If the denial stems from a technician’s assessment that the problem is pre-existing or caused by improper installation, you can request a second opinion. Some contracts allow you to hire an independent technician and submit their report. Even when the contract doesn’t explicitly allow this, a competing assessment from a licensed professional strengthens your position if you escalate.

When direct appeals fail, file a complaint with your state attorney general’s office and your state’s department of insurance or licensing agency, which is the body that typically oversees home warranty companies. You can also report the company to the FTC at ReportFraud.ftc.gov.1Federal Trade Commission. So What’s the Deal With “Home Warranties”? For disputes under a few thousand dollars, small claims court is a realistic option that doesn’t require a lawyer.

Cancellation Rights and Cooling-Off Periods

Federal law gives you three business days to cancel certain contracts made outside a seller’s normal place of business and receive a full refund. This cooling-off period applies when a plan is sold at your door or at a home show, though it won’t apply to plans you purchase online or over the phone on your own initiative.

After the cooling-off window closes, your right to cancel depends on your contract terms and state law. Most states require providers to offer a pro-rata refund of your unused premium if you cancel mid-term, minus an administrative fee. That fee is sometimes capped by state regulation at 10 percent of the total contract price, though it varies. If the company cancels on you for a reason other than nonpayment, you’re typically entitled to a full pro-rata refund with no administrative deduction.

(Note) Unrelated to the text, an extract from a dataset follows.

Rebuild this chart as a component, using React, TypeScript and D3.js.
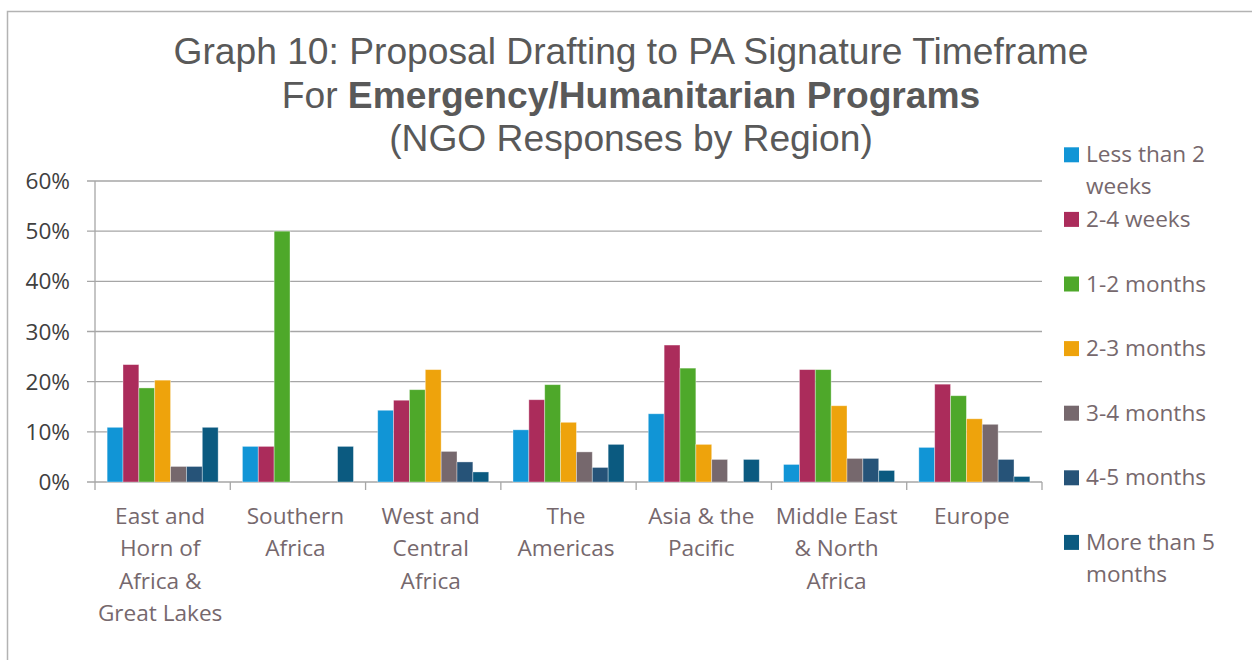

Read the cancellation section of your contract before you sign. Some plans impose a waiting period of 30 days before coverage begins, meaning you’re paying for time you can’t use. Others charge a flat cancellation fee high enough to wipe out most of what you’d get back. If the cancellation terms feel punitive, that tells you something about how the company expects the relationship to go.

How These Plans Are Regulated

Home service plans are regulated at the state level, and the rigor of that oversight varies widely. In most states, the responsible agency is either the department of insurance or the department of licensing and regulation. Some states treat these plans as a form of insurance and require providers to maintain financial reserves, while others classify them as service contracts with lighter regulatory requirements.

The FTC advises consumers to research a company’s reputation before buying, search for complaints online, and verify that the coverage doesn’t duplicate protection you already have through a manufacturer warranty or homeowners insurance.1Federal Trade Commission. So What’s the Deal With “Home Warranties”? That last point is worth emphasizing: if your homeowners insurance already covers sudden appliance failures and your major systems are still under manufacturer warranty, a home service plan may be paying for coverage that already exists.

Before purchasing any plan, request a sample contract and read the exclusions, coverage caps, and cancellation terms in full. The companies that make it difficult to see the contract before you pay are the ones most likely to make it difficult to collect when something breaks.